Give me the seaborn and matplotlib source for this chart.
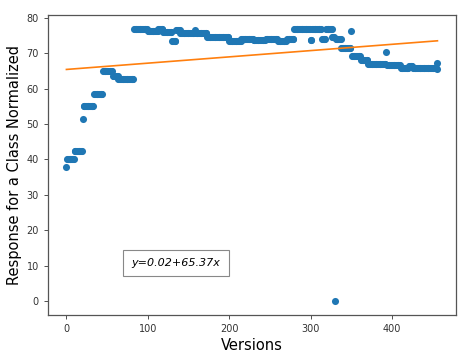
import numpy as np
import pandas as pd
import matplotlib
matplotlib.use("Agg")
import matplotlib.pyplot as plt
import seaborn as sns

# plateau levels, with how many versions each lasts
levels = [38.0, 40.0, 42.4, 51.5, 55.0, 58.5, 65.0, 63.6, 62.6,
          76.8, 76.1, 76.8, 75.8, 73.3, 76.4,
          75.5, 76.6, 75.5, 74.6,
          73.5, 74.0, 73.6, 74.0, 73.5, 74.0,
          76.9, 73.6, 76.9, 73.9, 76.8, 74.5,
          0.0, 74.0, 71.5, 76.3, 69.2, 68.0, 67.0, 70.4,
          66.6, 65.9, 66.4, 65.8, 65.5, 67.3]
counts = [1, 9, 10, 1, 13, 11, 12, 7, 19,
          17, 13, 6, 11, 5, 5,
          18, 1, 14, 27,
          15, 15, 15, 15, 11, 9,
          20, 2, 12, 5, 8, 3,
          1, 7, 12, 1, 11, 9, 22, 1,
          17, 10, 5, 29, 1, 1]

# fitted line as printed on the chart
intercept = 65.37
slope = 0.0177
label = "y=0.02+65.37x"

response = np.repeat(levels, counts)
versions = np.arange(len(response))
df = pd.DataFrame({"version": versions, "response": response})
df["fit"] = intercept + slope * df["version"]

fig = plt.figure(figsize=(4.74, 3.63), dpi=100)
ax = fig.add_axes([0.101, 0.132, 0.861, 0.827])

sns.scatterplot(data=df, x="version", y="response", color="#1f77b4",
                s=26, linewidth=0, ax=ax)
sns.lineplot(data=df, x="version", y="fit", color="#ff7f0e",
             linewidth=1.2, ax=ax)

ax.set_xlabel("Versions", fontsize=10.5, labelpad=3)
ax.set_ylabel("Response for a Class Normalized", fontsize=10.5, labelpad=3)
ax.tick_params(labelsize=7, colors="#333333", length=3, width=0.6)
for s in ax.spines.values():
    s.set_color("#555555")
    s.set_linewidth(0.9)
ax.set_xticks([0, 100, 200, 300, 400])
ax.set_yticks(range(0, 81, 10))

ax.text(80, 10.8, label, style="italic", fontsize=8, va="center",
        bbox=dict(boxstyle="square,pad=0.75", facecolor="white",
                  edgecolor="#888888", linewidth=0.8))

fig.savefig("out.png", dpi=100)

DIRECTION → Restate the data word for word from its first line through the line with "import seaborn as sns", leaving out any picture along the way.

CORRECT ANSWER →
Give me the seaborn and matplotlib source for this chart.
import numpy as np
import pandas as pd
import matplotlib
matplotlib.use("Agg")
import matplotlib.pyplot as plt
import seaborn as sns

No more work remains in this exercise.